FRESNO, Calif. (KFSN) --An internal investigation into the death of a 10-year-old boy and what went wrong at Fresno County's CPS is now public.
Seth Ireland was murdered by his mother's boyfriend in December 2008.
A few months before his death, Ireland took his last school picture. A swollen left eye and a bruise on his forehead foreshadowed the extreme violence that would end his life a couple months later -- despite repeated calls to CPS.
More than six years later, Fresno County released its own investigation -- the so-called "quality assurance report" -- but only after a long court battle. "The quality assurance report at issue in the Hudson case does not represent an effort by the county to hide any information, but was part of the department's continuing commitment to analyzing and improving its policies, practices and services," said Fresno County's administrative officer, Jean Rousseau, reading from a prepared statement from which he hesitated to stray when Action News asked follow-up questions.
Dark marks on the report represent what the county didn't want to release to the public just last week, including admissions that CPS workers changed entries in Ireland's file, after the fact. "I made that in my argument that I thought the computer had been modified and altered because of some of the entries," said plaintiff's attorney Warren Paboojian. "And the county denied that and they expressly denied it in front of a jury but now this report expressly states they did it."

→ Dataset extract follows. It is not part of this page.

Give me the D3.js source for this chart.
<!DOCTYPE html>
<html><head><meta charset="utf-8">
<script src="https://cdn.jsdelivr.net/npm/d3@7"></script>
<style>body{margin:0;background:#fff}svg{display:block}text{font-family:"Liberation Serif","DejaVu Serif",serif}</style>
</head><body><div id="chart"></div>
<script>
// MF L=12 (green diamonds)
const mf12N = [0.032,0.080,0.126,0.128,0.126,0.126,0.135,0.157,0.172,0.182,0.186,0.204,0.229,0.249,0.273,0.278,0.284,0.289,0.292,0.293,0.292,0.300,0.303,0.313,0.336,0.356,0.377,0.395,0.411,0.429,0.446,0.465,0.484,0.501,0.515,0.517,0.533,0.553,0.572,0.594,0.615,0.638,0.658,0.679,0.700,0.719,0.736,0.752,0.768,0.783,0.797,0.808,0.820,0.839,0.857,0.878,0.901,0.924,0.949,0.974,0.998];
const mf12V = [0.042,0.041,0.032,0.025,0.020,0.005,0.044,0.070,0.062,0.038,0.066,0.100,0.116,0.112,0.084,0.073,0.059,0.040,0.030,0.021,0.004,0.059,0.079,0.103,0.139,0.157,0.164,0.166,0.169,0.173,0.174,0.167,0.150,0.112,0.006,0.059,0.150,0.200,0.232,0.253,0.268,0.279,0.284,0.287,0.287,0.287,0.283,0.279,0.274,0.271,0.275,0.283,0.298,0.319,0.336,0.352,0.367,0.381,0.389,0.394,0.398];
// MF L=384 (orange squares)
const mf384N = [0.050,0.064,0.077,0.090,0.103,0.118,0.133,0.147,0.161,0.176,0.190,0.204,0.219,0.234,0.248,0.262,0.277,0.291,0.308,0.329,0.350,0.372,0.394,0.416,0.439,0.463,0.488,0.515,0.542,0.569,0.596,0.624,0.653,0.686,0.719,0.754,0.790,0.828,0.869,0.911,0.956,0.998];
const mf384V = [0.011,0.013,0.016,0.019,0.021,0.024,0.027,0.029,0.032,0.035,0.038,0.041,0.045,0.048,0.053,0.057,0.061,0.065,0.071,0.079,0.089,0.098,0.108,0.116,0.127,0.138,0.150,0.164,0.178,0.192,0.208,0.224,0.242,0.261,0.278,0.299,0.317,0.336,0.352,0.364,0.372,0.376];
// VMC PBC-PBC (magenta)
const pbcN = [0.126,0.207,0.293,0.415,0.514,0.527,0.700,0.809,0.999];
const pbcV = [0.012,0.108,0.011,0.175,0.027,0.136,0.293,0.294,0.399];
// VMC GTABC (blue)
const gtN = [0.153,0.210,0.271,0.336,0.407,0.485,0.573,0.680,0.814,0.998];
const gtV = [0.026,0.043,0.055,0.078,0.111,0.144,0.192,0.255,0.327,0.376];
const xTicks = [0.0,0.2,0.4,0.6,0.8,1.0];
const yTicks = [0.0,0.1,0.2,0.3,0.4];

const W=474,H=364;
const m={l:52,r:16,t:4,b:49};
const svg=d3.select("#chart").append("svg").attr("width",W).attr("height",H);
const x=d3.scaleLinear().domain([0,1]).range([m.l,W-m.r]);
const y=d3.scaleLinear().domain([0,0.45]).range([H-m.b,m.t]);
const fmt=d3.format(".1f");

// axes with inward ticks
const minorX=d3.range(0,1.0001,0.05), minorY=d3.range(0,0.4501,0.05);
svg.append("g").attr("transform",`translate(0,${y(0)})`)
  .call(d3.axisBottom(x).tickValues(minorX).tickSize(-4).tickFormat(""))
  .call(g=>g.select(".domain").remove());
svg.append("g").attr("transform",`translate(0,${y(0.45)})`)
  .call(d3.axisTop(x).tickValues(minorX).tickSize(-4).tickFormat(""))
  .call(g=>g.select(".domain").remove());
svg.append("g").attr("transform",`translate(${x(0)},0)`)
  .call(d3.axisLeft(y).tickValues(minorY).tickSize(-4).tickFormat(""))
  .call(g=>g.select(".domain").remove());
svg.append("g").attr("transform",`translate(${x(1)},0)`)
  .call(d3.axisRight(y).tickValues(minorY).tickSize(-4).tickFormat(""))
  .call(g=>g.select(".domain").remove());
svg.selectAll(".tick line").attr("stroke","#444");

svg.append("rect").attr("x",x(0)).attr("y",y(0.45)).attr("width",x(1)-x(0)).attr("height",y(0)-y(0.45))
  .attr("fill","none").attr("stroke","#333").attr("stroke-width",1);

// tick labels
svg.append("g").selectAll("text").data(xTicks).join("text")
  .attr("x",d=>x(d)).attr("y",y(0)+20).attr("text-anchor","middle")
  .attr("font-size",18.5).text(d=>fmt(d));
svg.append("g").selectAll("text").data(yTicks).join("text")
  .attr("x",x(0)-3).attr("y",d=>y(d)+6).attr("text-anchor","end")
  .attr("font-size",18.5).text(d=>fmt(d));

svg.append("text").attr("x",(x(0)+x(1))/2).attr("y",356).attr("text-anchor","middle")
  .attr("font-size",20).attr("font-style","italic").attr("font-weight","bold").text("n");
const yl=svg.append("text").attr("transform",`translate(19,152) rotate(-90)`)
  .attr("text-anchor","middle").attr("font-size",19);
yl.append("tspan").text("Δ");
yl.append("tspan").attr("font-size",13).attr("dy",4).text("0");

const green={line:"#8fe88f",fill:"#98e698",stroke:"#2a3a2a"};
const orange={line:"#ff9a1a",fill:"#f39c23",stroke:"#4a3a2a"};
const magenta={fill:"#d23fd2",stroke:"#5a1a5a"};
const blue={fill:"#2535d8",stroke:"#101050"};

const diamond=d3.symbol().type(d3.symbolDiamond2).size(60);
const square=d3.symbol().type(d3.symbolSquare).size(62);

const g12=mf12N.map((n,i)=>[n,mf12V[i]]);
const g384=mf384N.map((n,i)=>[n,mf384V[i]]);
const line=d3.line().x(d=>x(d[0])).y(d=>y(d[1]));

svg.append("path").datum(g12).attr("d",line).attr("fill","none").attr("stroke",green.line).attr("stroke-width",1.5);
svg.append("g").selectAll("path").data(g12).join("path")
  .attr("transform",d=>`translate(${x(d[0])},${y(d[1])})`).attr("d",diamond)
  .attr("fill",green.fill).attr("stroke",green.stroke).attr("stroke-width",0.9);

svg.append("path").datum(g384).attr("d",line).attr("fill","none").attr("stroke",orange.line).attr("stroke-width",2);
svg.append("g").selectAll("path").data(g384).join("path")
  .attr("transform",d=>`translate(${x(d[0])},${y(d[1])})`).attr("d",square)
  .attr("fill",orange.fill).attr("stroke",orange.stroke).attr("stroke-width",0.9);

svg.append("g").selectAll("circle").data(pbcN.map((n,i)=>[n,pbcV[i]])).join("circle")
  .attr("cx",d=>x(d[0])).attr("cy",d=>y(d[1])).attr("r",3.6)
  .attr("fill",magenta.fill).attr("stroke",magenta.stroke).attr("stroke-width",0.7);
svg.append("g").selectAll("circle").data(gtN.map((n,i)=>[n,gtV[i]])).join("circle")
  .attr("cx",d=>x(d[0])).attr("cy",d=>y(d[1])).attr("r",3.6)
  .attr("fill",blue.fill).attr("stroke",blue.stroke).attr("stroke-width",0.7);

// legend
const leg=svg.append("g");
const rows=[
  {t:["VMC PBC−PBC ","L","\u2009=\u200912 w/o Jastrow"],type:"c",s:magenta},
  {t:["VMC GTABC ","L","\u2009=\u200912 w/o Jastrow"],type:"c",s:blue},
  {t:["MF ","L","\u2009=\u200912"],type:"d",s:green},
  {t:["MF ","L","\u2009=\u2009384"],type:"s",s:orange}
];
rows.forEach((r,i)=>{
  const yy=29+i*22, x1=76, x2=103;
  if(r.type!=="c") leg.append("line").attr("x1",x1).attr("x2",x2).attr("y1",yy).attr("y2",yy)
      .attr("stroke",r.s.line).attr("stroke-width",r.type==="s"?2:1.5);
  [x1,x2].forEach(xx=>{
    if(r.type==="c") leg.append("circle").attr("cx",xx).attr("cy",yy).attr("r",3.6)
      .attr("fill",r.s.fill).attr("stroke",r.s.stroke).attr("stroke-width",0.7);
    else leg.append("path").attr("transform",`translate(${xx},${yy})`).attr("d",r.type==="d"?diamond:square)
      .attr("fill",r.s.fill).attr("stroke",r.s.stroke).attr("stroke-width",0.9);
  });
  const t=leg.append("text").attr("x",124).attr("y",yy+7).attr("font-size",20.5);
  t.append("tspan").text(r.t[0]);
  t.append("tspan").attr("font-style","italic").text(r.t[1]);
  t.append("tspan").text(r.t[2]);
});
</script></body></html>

Paboojian sued CPS and the county on behalf of Seth Ireland's dad, Joe Hudson. He won an $8.5 million verdict at trial. That was almost three years ago. So far, the county hasn't paid a dime. An appeals court threw out the verdict and ordered a retrial. Paboojian and the county have been fighting over the quality assurance report ever since. "Plaintiff's counsel's attempt to sensationalize the discovery dispute over a single document in the Hudson litigation are clearly designed to deflect attention away from the appellate court's reversal of judgment," Rousseau said.
But the appeals court also noted the county didn't even admit the quality assurance report existed when Paboojian asked for all files and reports related to Ireland's death back in 2010. He only found out about it while questioning witnesses in 2012 -- three years after the boy died -- and he says its contents would've been very convincing at trial if the county released the report when originally asked. "This is an admission of guilt that I could've used at the time of trial when they were denying that they violated any of the duties," Paboojian said.
Paboojian says the county has not responded to his offers to settle the case for much less than the jury verdict.
The case is set for retrial in October, but county administrators are now saying they might not be able to get a fair trial in Fresno County.